* Aim of the exercise
Look for "this" in each line of the entries, and return the matching lines.

* Data lines
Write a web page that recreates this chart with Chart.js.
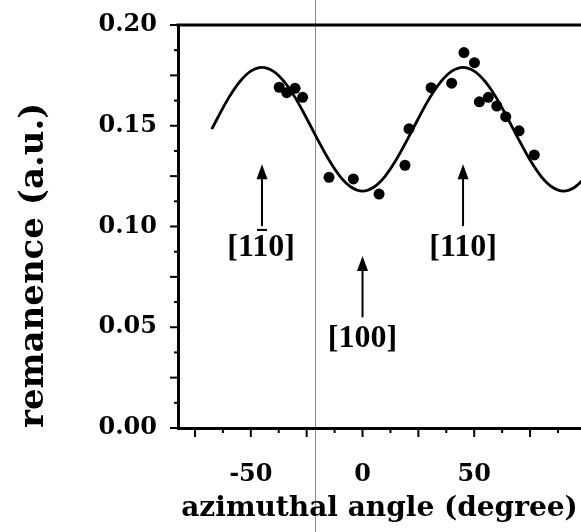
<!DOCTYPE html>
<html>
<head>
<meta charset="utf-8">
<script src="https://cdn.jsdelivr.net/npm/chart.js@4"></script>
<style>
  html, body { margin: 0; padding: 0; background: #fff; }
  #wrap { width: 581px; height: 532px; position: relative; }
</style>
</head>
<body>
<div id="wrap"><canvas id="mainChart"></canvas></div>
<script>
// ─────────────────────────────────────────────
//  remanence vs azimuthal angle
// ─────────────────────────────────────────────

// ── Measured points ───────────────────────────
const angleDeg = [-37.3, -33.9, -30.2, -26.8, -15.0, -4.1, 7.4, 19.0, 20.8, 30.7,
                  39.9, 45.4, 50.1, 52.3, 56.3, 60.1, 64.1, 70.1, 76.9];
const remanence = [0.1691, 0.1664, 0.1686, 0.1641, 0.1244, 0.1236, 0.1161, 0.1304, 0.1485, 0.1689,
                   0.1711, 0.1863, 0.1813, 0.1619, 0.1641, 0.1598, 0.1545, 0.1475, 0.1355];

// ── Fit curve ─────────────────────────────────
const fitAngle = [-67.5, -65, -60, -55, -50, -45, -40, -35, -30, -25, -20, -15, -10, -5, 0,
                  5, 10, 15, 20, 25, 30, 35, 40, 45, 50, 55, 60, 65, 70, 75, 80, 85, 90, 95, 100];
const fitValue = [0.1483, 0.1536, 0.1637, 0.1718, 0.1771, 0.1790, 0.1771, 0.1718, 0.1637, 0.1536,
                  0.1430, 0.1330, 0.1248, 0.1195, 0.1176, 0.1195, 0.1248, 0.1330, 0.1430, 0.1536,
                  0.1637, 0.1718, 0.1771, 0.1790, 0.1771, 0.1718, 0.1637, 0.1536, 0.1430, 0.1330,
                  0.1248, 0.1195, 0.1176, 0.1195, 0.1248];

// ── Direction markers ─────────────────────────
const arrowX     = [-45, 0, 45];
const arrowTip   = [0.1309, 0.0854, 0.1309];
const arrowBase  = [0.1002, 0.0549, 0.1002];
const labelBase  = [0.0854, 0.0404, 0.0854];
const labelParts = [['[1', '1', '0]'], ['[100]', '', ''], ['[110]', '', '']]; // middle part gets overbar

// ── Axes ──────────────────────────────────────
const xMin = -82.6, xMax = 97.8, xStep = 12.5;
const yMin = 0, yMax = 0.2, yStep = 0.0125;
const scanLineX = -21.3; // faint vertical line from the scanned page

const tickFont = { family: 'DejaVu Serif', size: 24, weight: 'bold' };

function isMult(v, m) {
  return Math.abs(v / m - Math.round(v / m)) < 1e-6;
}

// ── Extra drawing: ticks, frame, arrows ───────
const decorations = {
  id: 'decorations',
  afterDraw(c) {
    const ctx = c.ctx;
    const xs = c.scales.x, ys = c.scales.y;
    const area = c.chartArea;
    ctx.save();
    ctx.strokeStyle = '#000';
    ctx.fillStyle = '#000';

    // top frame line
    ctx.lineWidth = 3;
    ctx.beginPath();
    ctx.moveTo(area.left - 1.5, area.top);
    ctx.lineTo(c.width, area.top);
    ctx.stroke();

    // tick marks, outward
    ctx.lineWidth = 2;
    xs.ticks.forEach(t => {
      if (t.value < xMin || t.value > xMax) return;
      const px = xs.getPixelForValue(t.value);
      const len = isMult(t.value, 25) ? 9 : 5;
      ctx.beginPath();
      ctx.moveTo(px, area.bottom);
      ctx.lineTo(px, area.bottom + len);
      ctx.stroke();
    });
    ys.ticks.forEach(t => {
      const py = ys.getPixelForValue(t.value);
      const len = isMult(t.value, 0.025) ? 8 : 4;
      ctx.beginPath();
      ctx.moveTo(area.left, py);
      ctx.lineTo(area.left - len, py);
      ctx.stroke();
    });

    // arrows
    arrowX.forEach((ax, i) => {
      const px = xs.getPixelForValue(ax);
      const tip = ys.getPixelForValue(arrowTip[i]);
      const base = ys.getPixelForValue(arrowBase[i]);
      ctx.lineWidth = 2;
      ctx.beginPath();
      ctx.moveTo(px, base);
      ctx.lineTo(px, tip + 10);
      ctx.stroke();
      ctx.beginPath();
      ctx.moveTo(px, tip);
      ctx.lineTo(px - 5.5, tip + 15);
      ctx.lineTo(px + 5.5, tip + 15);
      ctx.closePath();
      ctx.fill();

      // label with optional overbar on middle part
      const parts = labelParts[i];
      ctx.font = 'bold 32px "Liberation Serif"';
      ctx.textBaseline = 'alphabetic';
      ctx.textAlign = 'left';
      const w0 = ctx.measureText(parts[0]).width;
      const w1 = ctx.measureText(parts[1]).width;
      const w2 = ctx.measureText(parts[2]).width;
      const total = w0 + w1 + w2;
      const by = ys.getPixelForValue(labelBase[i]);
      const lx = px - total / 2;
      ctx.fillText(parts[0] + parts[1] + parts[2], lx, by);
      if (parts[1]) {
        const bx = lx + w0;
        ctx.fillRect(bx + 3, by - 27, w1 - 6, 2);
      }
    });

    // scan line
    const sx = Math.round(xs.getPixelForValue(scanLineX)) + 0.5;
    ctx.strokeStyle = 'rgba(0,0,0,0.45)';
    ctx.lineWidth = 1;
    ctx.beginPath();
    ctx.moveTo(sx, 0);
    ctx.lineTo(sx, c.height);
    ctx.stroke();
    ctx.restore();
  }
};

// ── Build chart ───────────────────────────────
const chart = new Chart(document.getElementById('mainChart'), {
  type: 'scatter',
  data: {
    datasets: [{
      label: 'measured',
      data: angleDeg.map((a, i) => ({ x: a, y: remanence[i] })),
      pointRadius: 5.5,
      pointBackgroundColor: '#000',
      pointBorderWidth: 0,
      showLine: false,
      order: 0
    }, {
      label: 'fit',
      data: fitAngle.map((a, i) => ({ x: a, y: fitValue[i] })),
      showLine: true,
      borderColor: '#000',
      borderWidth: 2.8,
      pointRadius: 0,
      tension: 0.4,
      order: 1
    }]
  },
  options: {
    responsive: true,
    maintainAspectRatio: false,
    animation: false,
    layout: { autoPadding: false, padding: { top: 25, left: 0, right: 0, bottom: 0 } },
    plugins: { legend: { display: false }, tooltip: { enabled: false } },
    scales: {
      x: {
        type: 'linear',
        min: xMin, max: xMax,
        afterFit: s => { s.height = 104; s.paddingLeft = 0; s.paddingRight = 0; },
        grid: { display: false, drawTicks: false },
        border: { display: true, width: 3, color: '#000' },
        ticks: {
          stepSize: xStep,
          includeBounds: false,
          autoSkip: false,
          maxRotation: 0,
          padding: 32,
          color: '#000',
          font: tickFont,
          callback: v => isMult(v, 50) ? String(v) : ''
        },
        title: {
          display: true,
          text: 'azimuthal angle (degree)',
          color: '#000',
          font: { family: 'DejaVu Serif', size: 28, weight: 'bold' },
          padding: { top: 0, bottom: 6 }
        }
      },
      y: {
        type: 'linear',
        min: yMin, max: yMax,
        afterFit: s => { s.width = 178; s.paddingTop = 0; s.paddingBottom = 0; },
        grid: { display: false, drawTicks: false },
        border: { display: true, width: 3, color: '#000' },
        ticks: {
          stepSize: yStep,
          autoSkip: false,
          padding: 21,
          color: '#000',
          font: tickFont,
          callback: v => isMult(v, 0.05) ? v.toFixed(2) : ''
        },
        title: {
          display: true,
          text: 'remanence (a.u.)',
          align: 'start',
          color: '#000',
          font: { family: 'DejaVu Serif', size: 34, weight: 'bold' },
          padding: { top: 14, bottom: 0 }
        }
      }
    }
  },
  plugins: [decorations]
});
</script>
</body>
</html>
...
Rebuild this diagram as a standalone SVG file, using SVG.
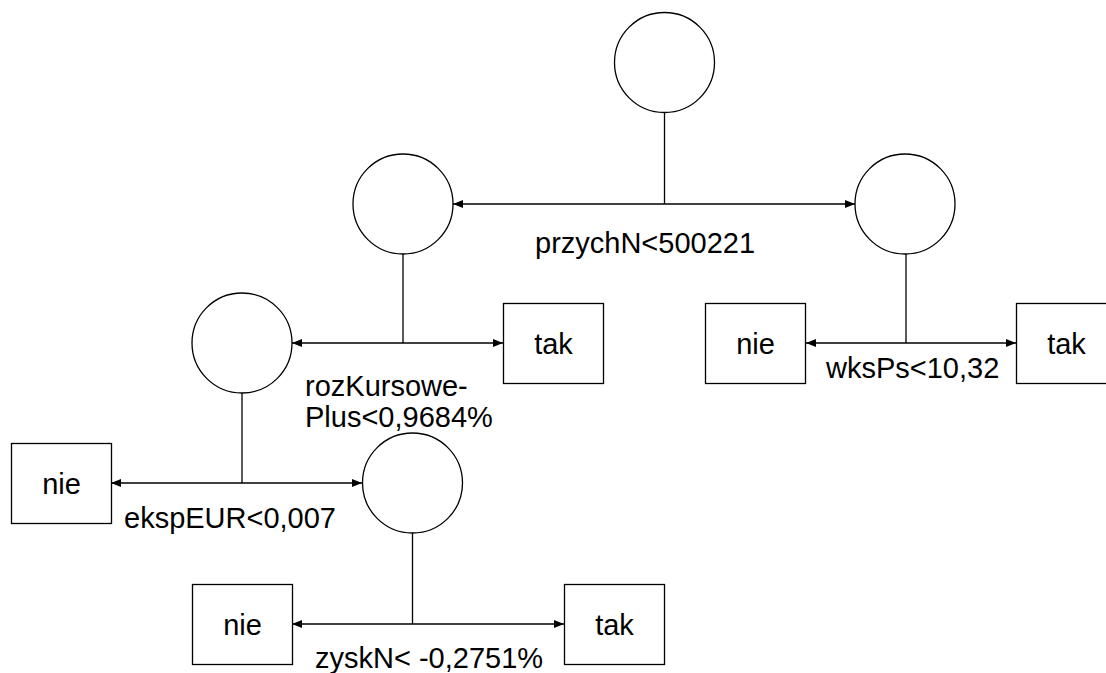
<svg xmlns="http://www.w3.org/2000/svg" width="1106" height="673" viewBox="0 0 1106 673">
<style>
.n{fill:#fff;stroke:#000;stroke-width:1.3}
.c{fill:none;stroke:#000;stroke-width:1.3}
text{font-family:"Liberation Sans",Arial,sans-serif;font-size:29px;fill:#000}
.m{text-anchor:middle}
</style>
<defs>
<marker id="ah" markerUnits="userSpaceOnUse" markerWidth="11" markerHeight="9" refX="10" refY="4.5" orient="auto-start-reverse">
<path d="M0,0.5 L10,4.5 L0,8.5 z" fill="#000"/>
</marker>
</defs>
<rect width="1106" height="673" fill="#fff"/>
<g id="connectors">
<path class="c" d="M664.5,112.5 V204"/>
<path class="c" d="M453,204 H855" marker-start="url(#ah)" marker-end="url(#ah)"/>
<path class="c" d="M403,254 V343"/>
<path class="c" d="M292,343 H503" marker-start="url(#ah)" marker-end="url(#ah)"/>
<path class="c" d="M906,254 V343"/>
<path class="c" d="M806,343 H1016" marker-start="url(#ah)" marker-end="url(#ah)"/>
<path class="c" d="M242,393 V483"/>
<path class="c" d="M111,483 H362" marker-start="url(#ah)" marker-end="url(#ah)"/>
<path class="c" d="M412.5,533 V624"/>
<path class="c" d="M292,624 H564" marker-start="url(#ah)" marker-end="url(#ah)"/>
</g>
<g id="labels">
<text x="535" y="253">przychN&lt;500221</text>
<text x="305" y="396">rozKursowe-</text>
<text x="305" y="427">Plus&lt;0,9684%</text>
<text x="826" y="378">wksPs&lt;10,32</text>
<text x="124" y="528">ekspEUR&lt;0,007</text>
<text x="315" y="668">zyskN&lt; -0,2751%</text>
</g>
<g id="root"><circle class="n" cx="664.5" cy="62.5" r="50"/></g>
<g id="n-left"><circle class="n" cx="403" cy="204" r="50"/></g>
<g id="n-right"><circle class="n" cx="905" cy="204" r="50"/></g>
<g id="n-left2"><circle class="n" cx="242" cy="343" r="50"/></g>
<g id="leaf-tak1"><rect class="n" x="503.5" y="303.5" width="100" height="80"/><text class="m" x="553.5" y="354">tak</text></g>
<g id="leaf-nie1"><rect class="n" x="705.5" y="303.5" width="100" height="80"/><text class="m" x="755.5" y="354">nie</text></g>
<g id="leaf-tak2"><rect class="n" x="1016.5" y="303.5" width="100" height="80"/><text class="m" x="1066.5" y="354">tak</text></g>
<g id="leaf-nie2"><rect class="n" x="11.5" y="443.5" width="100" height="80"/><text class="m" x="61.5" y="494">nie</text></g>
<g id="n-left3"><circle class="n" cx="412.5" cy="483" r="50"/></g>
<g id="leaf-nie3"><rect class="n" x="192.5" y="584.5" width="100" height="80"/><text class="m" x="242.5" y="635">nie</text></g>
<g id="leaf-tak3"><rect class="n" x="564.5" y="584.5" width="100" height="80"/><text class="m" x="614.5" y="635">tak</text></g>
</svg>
==
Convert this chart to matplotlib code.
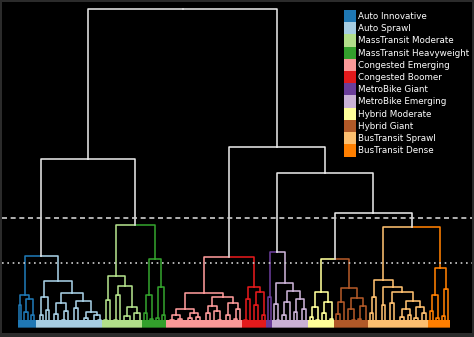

* Task response
Write a web page that recreates this chart with Chart.js.
Rebuild this diagram as a standalone SVG file, using SVG.
Convert this chart to matplotlib code.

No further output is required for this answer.